September 10, 2011

New crayfish species ID'd in W.Va.
West Liberty scientist finds creature in Greenbrier waters


Charleston, W.Va. -- A West Liberty University scientist has identified a new crayfish species that lives only in West Virginia.

Zac Loughman, an assistant professor of biology at the Wheeling-area school, discovered the creature in the upper Greenbrier River and several of its tributaries.

"Other biologists had found it; they just didn't realize it was a unique species," said Loughman. "It looks sort of like another species, Cambarus robustus, that's also found in the Greenbrier watershed.

"In fact, the first guy to ever do work on crayfish in West Virginia, a Harvard scientist named Walter Faxon, talked very briefly about it in a paper published back around 1900. He said the Cambarus robustus specimens he collected in the area around Durbin were slightly different from other specimens he'd found."

More than a century later, Loughman noticed the differences, too.

"When I grabbed one for the first time, I thought, 'Wait a minute.' I couldn't tell exactly what was different about it, but I knew something was different," he said.


Back at his lab, Loughman compared the specimen against a robustus specimen.
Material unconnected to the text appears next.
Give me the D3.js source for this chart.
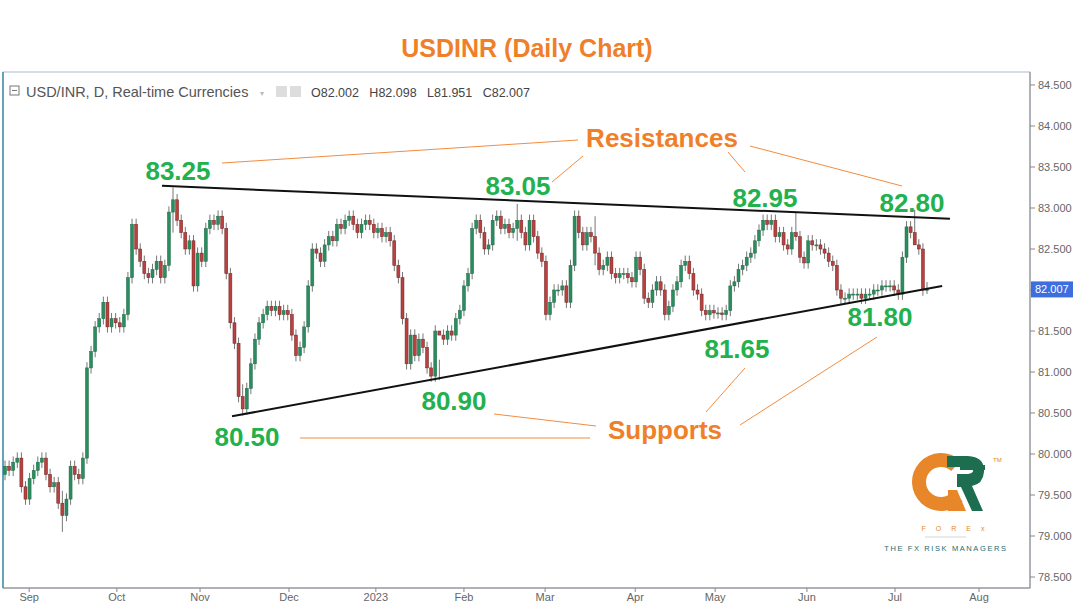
<!DOCTYPE html>
<html><head><meta charset="utf-8">
<script src="https://cdn.jsdelivr.net/npm/d3@7"></script>
<style>body{margin:0;background:#fff;font-family:"Liberation Sans",Arial,sans-serif}</style>
</head><body><svg id="c" width="1074" height="608"></svg>
<script>
const closes = [
79.85,79.80,79.90,79.95,79.60,79.45,79.70,79.80,79.90,79.95,79.75,79.60,79.65,79.40,79.25,79.45,79.85,79.75,79.70,79.95,
81.05,81.25,81.55,81.65,81.85,81.55,81.65,81.60,81.55,81.70,82.15,82.80,82.50,82.35,82.20,82.15,82.25,82.35,82.15,82.30,
82.95,83.10,82.85,82.70,82.50,82.60,82.05,82.45,82.35,82.75,82.85,82.80,82.90,82.75,82.20,81.60,81.35,80.70,80.55,80.80,
81.10,81.40,81.60,81.70,81.80,81.75,81.80,81.70,81.75,81.70,81.45,81.20,81.30,81.55,82.05,
82.50,82.45,82.35,82.55,82.65,82.60,82.80,82.75,82.85,82.90,82.80,82.70,82.80,82.85,82.80,82.70,82.75,82.65,82.70,82.60,
82.30,82.15,81.65,81.10,81.45,81.20,81.40,81.30,81.05,80.95,81.50,81.45,81.40,81.50,81.45,81.65,81.75,82.05,82.20,82.75,
82.85,82.70,82.50,82.55,82.85,82.90,82.75,82.80,82.70,82.75,82.85,82.70,82.55,82.85,82.65,82.45,82.35,81.70,81.85,82.00,
82.00,82.05,81.85,82.30,
82.90,82.70,82.55,82.70,82.65,82.45,82.25,82.30,82.40,82.20,82.15,82.20,82.20,82.15,82.10,82.40,82.25,81.90,81.85,82.00,
82.10,82.00,81.70,81.80,82.00,82.10,82.30,82.35,82.20,82.00,81.95,81.75,81.70,81.75,81.72,81.72,81.70,81.75,82.05,82.10,
82.25,82.30,82.40,
82.45,82.60,82.73,82.85,82.80,82.85,82.65,82.70,82.55,82.50,82.70,82.65,82.40,82.33,82.60,82.55,82.55,82.50,82.45,82.35,
82.30,82.00,81.90,81.90,81.95,81.95,81.95,81.90,81.95,81.95,82.00,82.00,82.05,82.05,82.05,82.00,81.95,82.40,82.77,82.70,
82.55,82.50,82.00,82.007];
const firstOpen = 79.75;
// extreme wicks: [index, high, low]
const extremes = [[14,79.55,79.05],[41,83.25,82.70],[58,80.85,80.47],[106,81.15,80.90],[125,83.05,82.60],[144,82.90,82.30],[193,82.95,82.60],[222,82.98,82.55],[225,82.098,81.951]];
const monthLabels = ["Sep","Oct","Nov","Dec","2023","Feb","Mar","Apr","May","Jun","Jul","Aug"];
const monthIdx = [5.9,27.3,47.6,69.3,90.5,112,131.8,153.8,173.3,195.7,217.2,237.7];
const priceTicks = d3.range(78.5,84.51,0.5);
const lastPrice = 82.007;
const resistances = [["83.25",41,83.28],["83.05",125,83.05],["82.95",193,82.95],["82.80",222,82.80]];
const supports = [["80.50",58,80.47],["80.90",106,80.90],["81.65",173,81.65],["81.80",213,81.80]];

const svg=d3.select("#c");
const L=3,T=72,R=1030,B=588;
const x=d3.scaleLinear().domain([0,closes.length-1]).range([5,927]);
const y=d3.scaleLinear().domain([78.5,84.5]).range([577,85]);

svg.append("text").attr("x",527).attr("y",57).attr("text-anchor","middle").attr("fill","#f07f2a")
 .attr("font-size",25).attr("font-weight","bold").text("USDINR (Daily Chart)");
svg.append("rect").attr("x",L).attr("y",T).attr("width",R-L).attr("height",B-T).attr("fill","none").attr("stroke","#a9bccf");
svg.append("line").attr("x1",L).attr("x2",L).attr("y1",T).attr("y2",B).attr("stroke","#3f8fa8").attr("stroke-width",1.5);

// header
const hd=svg.append("g").attr("font-size",14.5).attr("fill","#555");
hd.append("rect").attr("x",10).attr("y",86).attr("width",9).attr("height",9).attr("fill","none").attr("stroke","#777");
hd.append("line").attr("x1",12).attr("x2",17).attr("y1",90.5).attr("y2",90.5).attr("stroke","#777");
hd.append("text").attr("x",26).attr("y",97).text("USD/INR, D, Real-time Currencies");
hd.append("text").attr("x",260).attr("y",96).attr("font-size",8).attr("fill","#bbb").text("▾");
hd.append("rect").attr("x",276).attr("y",86).attr("width",11).attr("height",11).attr("fill","#ddd");
hd.append("rect").attr("x",290).attr("y",86).attr("width",11).attr("height",11).attr("fill","#ddd");
hd.append("text").attr("x",311).attr("y",97).attr("font-size",12.5).attr("fill","#444").attr("xml:space","preserve").text("O82.002   H82.098   L81.951   C82.007");

// axes
const ya=svg.append("g").attr("font-size",11).attr("fill","#666");
priceTicks.forEach(p=>{
  ya.append("line").attr("x1",R).attr("x2",R+5).attr("y1",y(p)).attr("y2",y(p)).attr("stroke","#888");
  if(Math.abs(y(p)-y(lastPrice))>12) ya.append("text").attr("x",R+8).attr("y",y(p)+4).text(p.toFixed(3));
});
svg.append("line").attr("x1",R).attr("x2",R).attr("y1",T).attr("y2",B).attr("stroke","#888");
const xa=svg.append("g").attr("font-size",11).attr("fill","#666");
svg.append("line").attr("x1",L).attr("x2",R).attr("y1",B).attr("y2",B).attr("stroke","#888");
monthLabels.forEach((m,i)=>{
  const px=x(monthIdx[i]);
  xa.append("line").attr("x1",px).attr("x2",px).attr("y1",B).attr("y2",B+4).attr("stroke","#888");
  xa.append("text").attr("x",px).attr("y",601).attr("text-anchor","middle").text(m);
});
svg.append("rect").attr("x",R+1).attr("y",y(lastPrice)-8).attr("width",42).attr("height",16).attr("fill","#3c6ee0");
svg.append("text").attr("x",R+5).attr("y",y(lastPrice)+4).attr("font-size",11).attr("fill","#fff").text(lastPrice.toFixed(3));

// candles
const ex=new Map(extremes.map(e=>[e[0],e]));
const cg=svg.append("g");
closes.forEach((c,i)=>{
  const o=i?closes[i-1]:firstOpen;
  let hi=Math.max(o,c)+0.07, lo=Math.min(o,c)-0.07;
  if(ex.has(i)){hi=ex.get(i)[1];lo=ex.get(i)[2];}
  const up=c>=o, col=up?"#2a8c5f":"#b9413f", dk=up?"#1f6b47":"#6b2424";
  cg.append("line").attr("x1",x(i)).attr("x2",x(i)).attr("y1",y(hi)).attr("y2",y(lo)).attr("stroke","#777");
  const top=y(Math.max(o,c)), h=Math.max(1,Math.abs(y(o)-y(c)));
  cg.append("rect").attr("x",x(i)-1.5).attr("y",top).attr("width",3).attr("height",h).attr("fill",col).attr("stroke",dk).attr("stroke-width",0.5);
});

// trend lines
const tl=[[38.3,83.27,230.6,82.87],[55.4,80.46,228.7,82.05]];
tl.forEach(t=>svg.append("line").attr("x1",x(t[0])).attr("y1",y(t[1])).attr("x2",x(t[2])).attr("y2",y(t[3])).attr("stroke","#111").attr("stroke-width",2));

// annotations
const orange="#f07f2a";
const leaders=[[222,163,578,140],[583,156,552,182],[728,152,745,172],[750,146,902,186],
 [300,438,590,438],[494,414,596,426],[706,412,745,368],[740,425,877,337]];
leaders.forEach(l=>svg.append("line").attr("x1",l[0]).attr("y1",l[1]).attr("x2",l[2]).attr("y2",l[3]).attr("stroke",orange).attr("stroke-width",0.9));
svg.append("text").attr("x",662).attr("y",147).attr("text-anchor","middle").attr("fill",orange).attr("font-size",26).attr("font-weight","bold").text("Resistances");
svg.append("text").attr("x",665).attr("y",439).attr("text-anchor","middle").attr("fill",orange).attr("font-size",26).attr("font-weight","bold").text("Supports");
const green="#22b14c";
const lblPos=[[178,180],[518,195],[765,207],[912,212],[247,446],[454,410],[737,358],[880,326]];
resistances.concat(supports).forEach((r,i)=>svg.append("text").attr("x",lblPos[i][0]).attr("y",lblPos[i][1]).attr("text-anchor","middle").attr("fill",green).attr("font-size",26).attr("font-weight","bold").text(r[0]));

// logo
const lg=svg.append("g");
lg.append("path").attr("transform","translate(941,482)").attr("fill","#e8862a")
 .attr("d",d3.arc().innerRadius(15).outerRadius(29).startAngle(2.3).endAngle(2*Math.PI+0.75)());
lg.append("path").attr("fill","#1d6e50").attr("d","M947,456 L968,456 Q985,457 984,472 Q983,484 972,486 L983,511 L972,511 L961,487 L957,487 L957,474 L968,474 Q973,473 973,471 Q973,467 968,467 L947,467 Z");
lg.append("rect").attr("x",960).attr("y",465).attr("width",25).attr("height",5).attr("fill","#1d6e50");
lg.append("path").attr("fill","#e8862a").attr("d","M948,490 L957,490 L966,511 L948,511 Z");
lg.append("text").attr("x",993).attr("y",462).attr("font-size",6).attr("fill","#e8862a").text("TM");
lg.append("text").attr("x",958).attr("y",531).attr("text-anchor","middle").attr("font-size",7).attr("fill","#e8862a").attr("letter-spacing",10).text("FOREx");
lg.append("line").attr("x1",925).attr("x2",966).attr("y1",537).attr("y2",537).attr("stroke","#bbb").attr("stroke-width",0.6);
lg.append("text").attr("x",946).attr("y",551).attr("text-anchor","middle").attr("font-size",7.5).attr("fill","#1d6e6e").attr("letter-spacing",1.6).text("THE FX RISK MANAGERS");
</script></body></html>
"The claw on the new crayfish was much more elongated than a robustus claw. The new animal was much more streamlined, skinnier at all stages of life than robustus. And there were all kind of differences with [the portion of the crayfish's exoskeleton that extends between its eyestalks]."

After a thorough check of the scientific record, Loughman realized he'd identified a completely new species. He named it Cambarus smilax, the Greenbrier crayfish.

"The greenbrier plant is part of the genus Smilax," Loughman explained. "I thought smilax would be appropriate for the species' scientific name. Plus, it sounds kind of cool."

Loughman documented the discovery in a scientific paper co-authored by West Virginia University biologist Stuart Welsh, Loughman's collaborator in an ongoing Division of Natural Resources-sponsored assessment of the state's crayfish; and Thomas Simon, a senior research scientist at Indiana State University.

After identifying the new species, Loughman and his West Liberty biology students set about determining the extent of its range. They combed the Greenbrier Valley and took samples.

"One, it's a species found only in West Virginia," he said, "and two, it increases the state's biological diversity by one organism."